▸ **DO THIS**: Which lines hold the word "that"? Show each of them.

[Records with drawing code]
╭──

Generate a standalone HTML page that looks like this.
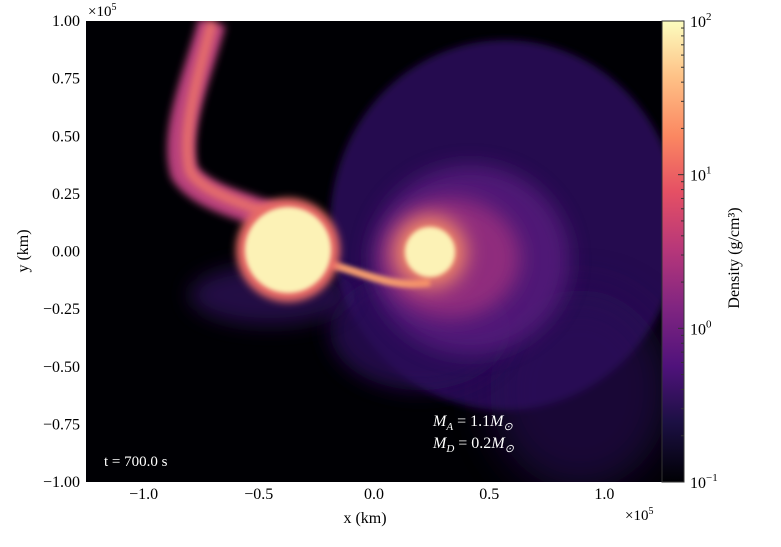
<!DOCTYPE html>
<html><head><meta charset="utf-8">
<style>
body{margin:0;background:#fff;}
svg{display:block;font-family:"Liberation Serif",serif;}
</style></head>
<body>
<svg id="chart" width="781" height="547" viewBox="0 0 781 547">
<defs>
<linearGradient id="magma" x1="0" y1="1" x2="0" y2="0">
<stop offset="0" stop-color="#000004"/><stop offset="0.13" stop-color="#1c1044"/>
<stop offset="0.25" stop-color="#4f127b"/><stop offset="0.38" stop-color="#812581"/>
<stop offset="0.5" stop-color="#b5367a"/><stop offset="0.63" stop-color="#e55064"/>
<stop offset="0.75" stop-color="#fb8761"/><stop offset="0.88" stop-color="#fec287"/>
<stop offset="1" stop-color="#fcfdbf"/></linearGradient>
<filter id="b2" x="-50%" y="-50%" width="200%" height="200%"><feGaussianBlur stdDeviation="2"/></filter>
<filter id="b4" x="-50%" y="-50%" width="200%" height="200%"><feGaussianBlur stdDeviation="4"/></filter>
<filter id="b10" x="-50%" y="-50%" width="200%" height="200%"><feGaussianBlur stdDeviation="10"/></filter>
<filter id="b20" x="-50%" y="-50%" width="200%" height="200%"><feGaussianBlur stdDeviation="20"/></filter>
<clipPath id="plotclip"><rect x="86" y="21" width="576" height="461"/></clipPath>
</defs>
<rect x="86" y="21" width="576" height="461" fill="#000004"/>
<g clip-path="url(#plotclip)">
  <ellipse cx="505" cy="225" rx="175" ry="185" fill="#2a1158" opacity="0.9" filter="url(#b4)"/>
  <ellipse cx="580" cy="390" rx="90" ry="100" fill="#2a1158" opacity="0.6" filter="url(#b20)"/>
  <ellipse cx="420" cy="330" rx="90" ry="60" fill="#2a1158" opacity="0.8" filter="url(#b10)"/>
  <ellipse cx="270" cy="295" rx="80" ry="30" fill="#3b1470" opacity="0.6" filter="url(#b10)"/>
  <ellipse cx="470" cy="260" rx="100" ry="95" fill="#5a1a80" opacity="0.8" filter="url(#b10)"/>
  <ellipse cx="450" cy="258" rx="70" ry="60" fill="#a0307f" opacity="0.8" filter="url(#b10)"/>
  <path d="M212,22 C200,70 172,130 184,172 C200,198 250,208 290,222" stroke="#b8407c" stroke-width="28" fill="none" filter="url(#b4)"/>
  <path d="M212,22 C200,70 180,130 190,172 C205,195 250,205 290,222" stroke="#e8706a" stroke-width="10" fill="none" filter="url(#b4)"/>
  <path d="M320,262 C360,270 390,290 430,282" stroke="#f39a6e" stroke-width="8" fill="none" filter="url(#b2)"/>
  <circle cx="288" cy="250" r="52" fill="#e86a66" filter="url(#b4)"/>
  <circle cx="288" cy="250" r="43" fill="#fcf2b6" filter="url(#b2)"/>
  <circle cx="430" cy="252" r="36" fill="#f58a66" filter="url(#b10)"/>
  <circle cx="430" cy="252" r="25" fill="#fcf2b6" filter="url(#b2)"/>
</g>
<text x="104" y="466" fill="#fff" font-size="15">t = 700.0 s</text>
<text x="433" y="426" fill="#fff" font-size="16" font-style="italic">M<tspan font-size="11" dy="4">A</tspan><tspan dy="-4" font-style="normal"> = 1.1</tspan>M<tspan font-size="11" dy="4">⊙</tspan></text>
<text x="433" y="448" fill="#fff" font-size="16" font-style="italic">M<tspan font-size="11" dy="4">D</tspan><tspan dy="-4" font-style="normal"> = 0.2</tspan>M<tspan font-size="11" dy="4">⊙</tspan></text>
<rect x="662" y="21" width="22" height="461" fill="url(#magma)" stroke="#333" stroke-width="1"/>
<g id="axes"></g>
<text x="88" y="16" font-size="15">×10<tspan font-size="10" dy="-6">5</tspan></text>
<text x="625" y="520" font-size="15">×10<tspan font-size="10" dy="-6">5</tspan></text>
<text x="365" y="523" font-size="16" text-anchor="middle">x  (km)</text>
<text transform="translate(28,251) rotate(-90)" font-size="16" text-anchor="middle">y  (km)</text>
<text transform="translate(739,258) rotate(-90)" font-size="16" text-anchor="middle">Density  (g/cm³)</text>
</svg>
<script>
const xTicks=[-1.0,-0.5,0.0,0.5,1.0];
const yTicks=[1.0,0.75,0.5,0.25,0.0,-0.25,-0.5,-0.75,-1.0];
const cbTicks=[-1,0,1,2];
const cbLabels=["10","10","10","10"];
const X0=86,X1=662,Y0=21,Y1=482;
const xs=v=>X0+(v+1.25)/2.5*(X1-X0);
const ys=v=>Y1-(v+1)/2*(Y1-Y0);
const cs=v=>Y1-(v+1)/3*(Y1-Y0);
const g=document.getElementById('axes');
const NS='http://www.w3.org/2000/svg';
function mk(t,a,txt){const e=document.createElementNS(NS,t);for(const k in a)e.setAttribute(k,a[k]);if(txt!==undefined)e.textContent=txt;g.appendChild(e);return e;}
const fmt=v=>(v<0?'\u2212':'')+Math.abs(v).toFixed(1);
const fmt2=v=>(v<0?'\u2212':'')+Math.abs(v).toFixed(2);
xTicks.forEach(v=>{const e=mk('text',{x:xs(v),y:499,'font-size':16,'text-anchor':'middle'},fmt(v));

});
yTicks.forEach(v=>{const e=mk('text',{x:80,y:ys(v)+5,'font-size':16,'text-anchor':'end'},fmt2(v));

});
cbTicks.forEach((v,i)=>{const y=cs(v);
const l=mk('line',{x1:684,x2:678,y1:y,y2:y,stroke:'#333'});


const t=mk('text',{x:690,y:y+6,'font-size':16},cbLabels[i]);
const s=document.createElementNS(NS,'tspan');s.setAttribute('font-size','11');s.setAttribute('dy','-7');s.textContent=String(v).replace('-','\u2212');t.appendChild(s);


if(v<2){for(let m=2;m<10;m++){const ym=cs(v+Math.log10(m));
const ml=mk('line',{x1:684,x2:681,y1:ym,y2:ym,stroke:'#333'});

}}
});
</script>
</body></html>
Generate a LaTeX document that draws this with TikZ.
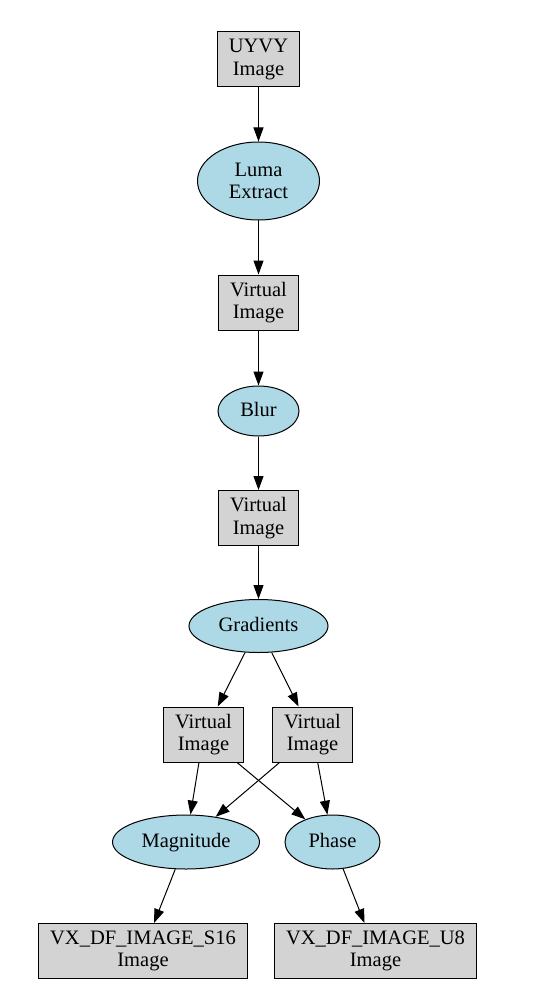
\documentclass[tikz,border=0pt]{standalone}
\usepackage{fontspec}
\setmainfont{Liberation Serif}
\usepackage{tikz}
\usepackage{xcolor}
\usetikzlibrary{shapes.geometric,arrows.meta}
\definecolor{imggray}{RGB}{211,211,211}
\definecolor{procblue}{RGB}{173,216,230}

\begin{document}
\begin{tikzpicture}[x=1pt,y=-1pt,
		imgbox/.style={draw,fill=imggray,rectangle,align=center,inner xsep=11.5pt,inner ysep=0pt,minimum height=55pt,font=\fontsize{20.5}{22.5}\selectfont},
		proc/.style={draw,fill=procblue,ellipse,align=center,inner sep=0pt,font=\fontsize{20.5}{22.5}\selectfont},
		oneline/.style={text height=14pt,text depth=3pt},
		>={Triangle[length=14pt,width=10pt]},line width=1pt]
		\useasboundingbox (0,0) rectangle (547,992);
		\node[imgbox] (uyvy) at (258.5,59.5) {UYVY\\Image};
		\node[proc,minimum width=122pt,minimum height=78pt] (luma) at (258.5,181) {Luma\\Extract};
		\node[imgbox] (virt1) at (258.5,302.5) {Virtual\\Image};
		\node[proc,oneline,minimum width=81pt,minimum height=50pt] (blur) at (258.5,411) {Blur};
		\node[imgbox] (virt2) at (258.5,518) {Virtual\\Image};
		\node[proc,oneline,minimum width=139pt,minimum height=53pt] (grad) at (258.5,626) {Gradients};
		\node[imgbox] (virtL) at (203.5,734.5) {Virtual\\Image};
		\node[imgbox] (virtR) at (312.5,734.5) {Virtual\\Image};
		\node[proc,oneline,minimum width=147pt,minimum height=54pt] (mag) at (186,842) {Magnitude};
		\node[proc,oneline,minimum width=95pt,minimum height=54pt] (phase) at (332.5,842) {Phase};
		\node[imgbox] (s16) at (143,951) {VX\_DF\_IMAGE\_S16\\Image};
		\node[imgbox] (u8) at (375.5,951) {VX\_DF\_IMAGE\_U8\\Image};
		\draw[->] (uyvy) -- (luma);
		\draw[->] (luma) -- (virt1);
		\draw[->] (virt1) -- (blur);
		\draw[->] (blur) -- (virt2);
		\draw[->] (virt2) -- (grad);
		\draw[->] (grad) -- (virtL);
		\draw[->] (grad) -- (virtR);
		\draw[->] (virtL) -- (mag);
		\draw[->] (virtL) -- (phase);
		\draw[->] (virtR) -- (mag);
		\draw[->] (virtR) -- (phase);
		\draw[->] (mag) -- (s16);
		\draw[->] (phase) -- (u8);
\end{tikzpicture}
\end{document}
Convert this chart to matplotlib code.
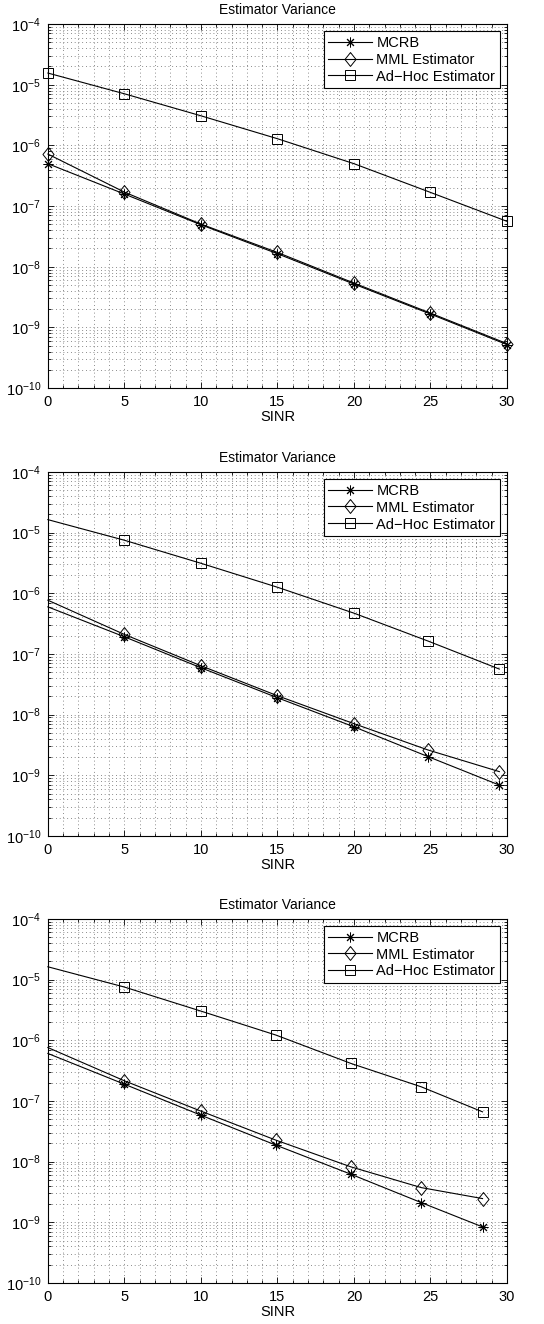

╰──

▸ **RESULT OF THIS TASK**:
Generate a standalone HTML page that looks like this.
Generate a LaTeX document that draws this with TikZ.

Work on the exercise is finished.